• **RECORDS SUPPLIED**

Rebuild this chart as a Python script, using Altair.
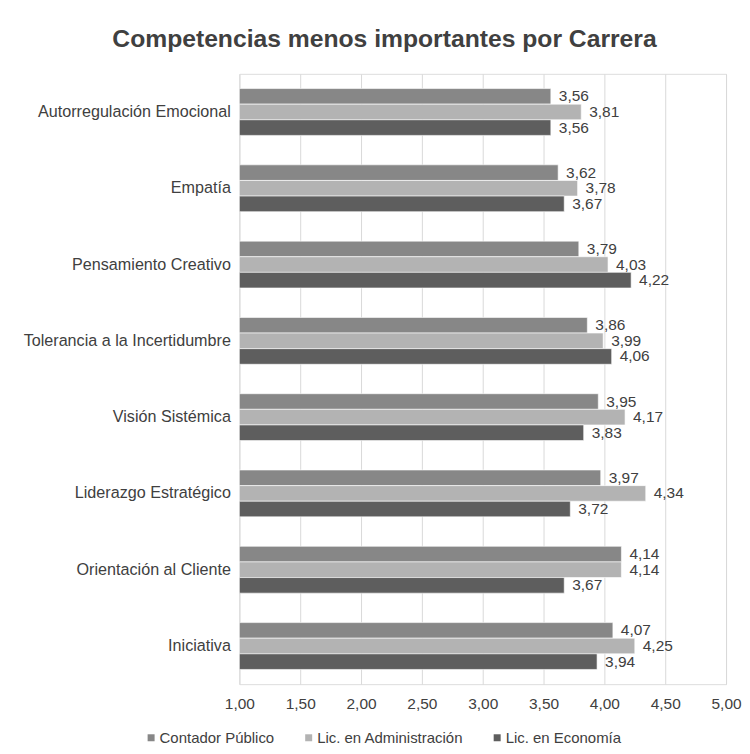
import altair as alt
import pandas as pd

categorias = [
    "Autorregulación Emocional",
    "Empatía",
    "Pensamiento Creativo",
    "Tolerancia a la Incertidumbre",
    "Visión Sistémica",
    "Liderazgo Estratégico",
    "Orientación al Cliente",
    "Iniciativa",
]
series = ["Contador Público", "Lic. en Administración", "Lic. en Economía"]
contador = [3.56, 3.62, 3.79, 3.86, 3.95, 3.97, 4.14, 4.07]
administracion = [3.81, 3.78, 4.03, 3.99, 4.17, 4.34, 4.14, 4.25]
economia = [3.56, 3.67, 4.22, 4.06, 3.83, 3.72, 3.67, 3.94]
ticks_x = [1.0, 1.5, 2.0, 2.5, 3.0, 3.5, 4.0, 4.5, 5.0]
colores = ["#878787", "#b3b3b3", "#5e5e5e"]

rows = []
for s, vals in zip(series, [contador, administracion, economia]):
    for c, v in zip(categorias, vals):
        rows.append({"Competencia": c, "Carrera": s, "Valor": v,
                     "Etiqueta": f"{v:.2f}".replace(".", ",")})
df = pd.DataFrame(rows)

FONT = "Liberation Sans"
TXT = "#404040"
FS = 15.5

base = alt.Chart(df).encode(
    y=alt.Y("Competencia:N", sort=categorias,
            scale=alt.Scale(paddingInner=0.386, paddingOuter=0.193),
            axis=alt.Axis(title=None, ticks=False, domain=False, labelPadding=9,
                          minExtent=232, maxExtent=232, labelFontSize=16.2,
                          labelColor=TXT, labelFont=FONT, labelLimit=300)),
    yOffset=alt.YOffset("Carrera:N", sort=series),
)

xscale = alt.Scale(domain=[1, 5], zero=False, nice=False)

bars = base.mark_bar(stroke="white", strokeOpacity=0.6, strokeWidth=1).encode(
    x=alt.X("Valor:Q", scale=xscale,
            axis=alt.Axis(title=None, values=ticks_x, grid=True, gridColor="#d9d9d9",
                          domain=False, ticks=False, labelPadding=12, labelFontSize=FS,
                          labelColor=TXT, labelFont=FONT, labelFlush=False,
                          labelExpr="replace(format(datum.value, '.2f'), '.', ',')")),
    x2=alt.datum(1),
    color=alt.Color("Carrera:N", sort=series,
                    scale=alt.Scale(domain=series, range=colores),
                    legend=alt.Legend(title=None, orient="none", direction="horizontal",
                                      legendX=-96, legendY=658, symbolType="square",
                                      symbolSize=49, symbolStrokeWidth=0,
                                      labelFontSize=15, labelColor=TXT, labelFont=FONT,
                                      columnPadding=26, labelOffset=1)),
)

labels = base.mark_text(align="left", baseline="middle", dx=8, fontSize=FS,
                        color=TXT, font=FONT).encode(
    x=alt.X("Valor:Q", scale=xscale),
    text="Etiqueta:N",
)

chart = alt.layer(bars, labels).properties(
    width=488,
    height=612,
    title=alt.TitleParams("Competencias menos importantes por Carrera", fontSize=24.75,
                          fontWeight="bold", color=TXT, font=FONT, anchor="middle",
                          dx=-98.5, offset=22),
    padding={"left": 232, "top": 65, "right": 16, "bottom": 61},
    autosize=alt.AutoSizeParams(type="none"),
).configure_view(stroke=None).configure(font=FONT)

chart.save("out.html", embed_options={"renderer": "svg", "actions": False})
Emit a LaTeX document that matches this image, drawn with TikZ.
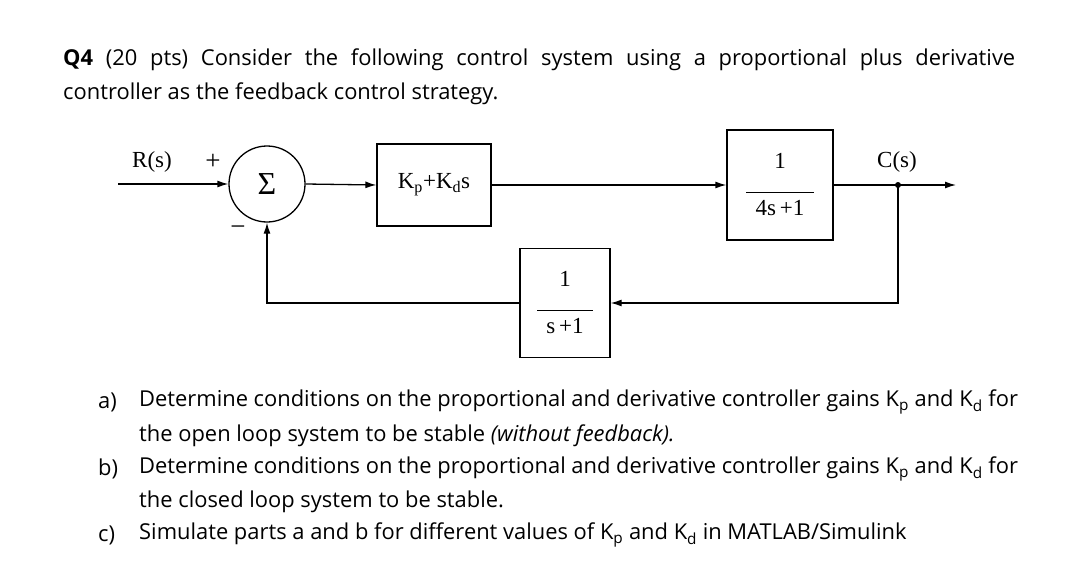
\documentclass[tikz,border=0pt]{standalone}
\usepackage{fontspec}
\setmainfont{Open Sans}
\newfontfamily\tms{Liberation Serif}
\usetikzlibrary{arrows.meta}
\begin{document}
\begin{tikzpicture}[x=1pt,y=-1pt,
  blk/.style={draw,line width=1.3pt,inner sep=0pt,font=\tms\fontsize{23}{26}\selectfont},
  sig/.style={line width=1.3pt,-{Latex[length=11pt,width=7pt]}},
  txt/.style={anchor=west,inner sep=0pt,font=\fontsize{21.9}{26}\selectfont},
  lbl/.style={inner sep=0pt,font=\tms\fontsize{23}{26}\selectfont}]
\useasboundingbox (0,0) rectangle (1068,578);
\node[txt] (t1) at (63,60) {\makebox[952pt][s]{\textbf{Q4} (20 pts) Consider the following control system using a proportional plus derivative}};
\node[txt] (t2) at (63,94) {controller as the feedback control strategy.};

\coordinate (in) at (118,184);
\node[blk,circle,minimum size=76pt,font=\tms\fontsize{32}{32}\selectfont] (sum) at (267,184) {Σ};
\node[blk,minimum width=114pt,minimum height=82pt] (c) at (434,185) {K\textsubscript{p}+K\textsubscript{d}s};
\node[blk,minimum width=106pt,minimum height=110pt,align=center] (g) at (780,185) {1\\[-2pt]\rule{68pt}{0.9pt}\\[-3pt]4s\,+1};
\node[blk,minimum width=90pt,minimum height=109pt,align=center] (h) at (565,303) {1\\[-2pt]\rule{56pt}{0.9pt}\\[-3pt]s\,+1};
\coordinate (out) at (956,185);
\coordinate (br) at (898,185);
\fill (br) circle (3pt);
\draw[sig] (in) -- (sum.west);
\draw[sig] (sum.east) -- (c.west);
\draw[sig] (c.east) -- (g.west);
\draw[sig] (g.east) -- (out);
\draw[sig] (br) |- (h.east);
\draw[sig] (h.west) -| (sum.south);
\node[lbl] (R) at (152,162) {R(s)};
\node[lbl,font=\tms\fontsize{27}{27}\selectfont] (p) at (213,162) {+};
\node[lbl,font=\tms\fontsize{27}{27}\selectfont] (m) at (238,231) {\textminus};
\node[lbl] (C) at (897,162) {C(s)};

\node[txt] (a) at (98,402) {a)};
\node[txt] (a1) at (139,402) {Determine conditions on the proportional and derivative controller gains K\textsubscript{p} and K\textsubscript{d} for};
\node[txt] (a2) at (139,436) {the open loop system to be stable \textit{(without feedback).}};
\node[txt] (b) at (98,469) {b)};
\node[txt] (b1) at (139,469) {Determine conditions on the proportional and derivative controller gains K\textsubscript{p} and K\textsubscript{d} for};
\node[txt] (b2) at (139,502) {the closed loop system to be stable.};
\node[txt] (cc) at (98,535) {c)};
\node[txt] (c1) at (139,535) {Simulate parts a and b for different values of K\textsubscript{p} and K\textsubscript{d} in MATLAB/Simulink};
\end{tikzpicture}
\end{document}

• **STATED GOAL**
Without the pictures, write out the lines from the beginning of the entries through the line with "xscale = alt.Scale(domain=[1, 5], zero=False, nice=False)".

• **OUTPUT OF THE EXERCISE**
Rebuild this chart as a Python script, using Altair.
import altair as alt
import pandas as pd

categorias = [
    "Autorregulación Emocional",
    "Empatía",
    "Pensamiento Creativo",
    "Tolerancia a la Incertidumbre",
    "Visión Sistémica",
    "Liderazgo Estratégico",
    "Orientación al Cliente",
    "Iniciativa",
]
series = ["Contador Público", "Lic. en Administración", "Lic. en Economía"]
contador = [3.56, 3.62, 3.79, 3.86, 3.95, 3.97, 4.14, 4.07]
administracion = [3.81, 3.78, 4.03, 3.99, 4.17, 4.34, 4.14, 4.25]
economia = [3.56, 3.67, 4.22, 4.06, 3.83, 3.72, 3.67, 3.94]
ticks_x = [1.0, 1.5, 2.0, 2.5, 3.0, 3.5, 4.0, 4.5, 5.0]
colores = ["#878787", "#b3b3b3", "#5e5e5e"]

rows = []
for s, vals in zip(series, [contador, administracion, economia]):
    for c, v in zip(categorias, vals):
        rows.append({"Competencia": c, "Carrera": s, "Valor": v,
                     "Etiqueta": f"{v:.2f}".replace(".", ",")})
df = pd.DataFrame(rows)

FONT = "Liberation Sans"
TXT = "#404040"
FS = 15.5

base = alt.Chart(df).encode(
    y=alt.Y("Competencia:N", sort=categorias,
            scale=alt.Scale(paddingInner=0.386, paddingOuter=0.193),
            axis=alt.Axis(title=None, ticks=False, domain=False, labelPadding=9,
                          minExtent=232, maxExtent=232, labelFontSize=16.2,
                          labelColor=TXT, labelFont=FONT, labelLimit=300)),
    yOffset=alt.YOffset("Carrera:N", sort=series),
)

xscale = alt.Scale(domain=[1, 5], zero=False, nice=False)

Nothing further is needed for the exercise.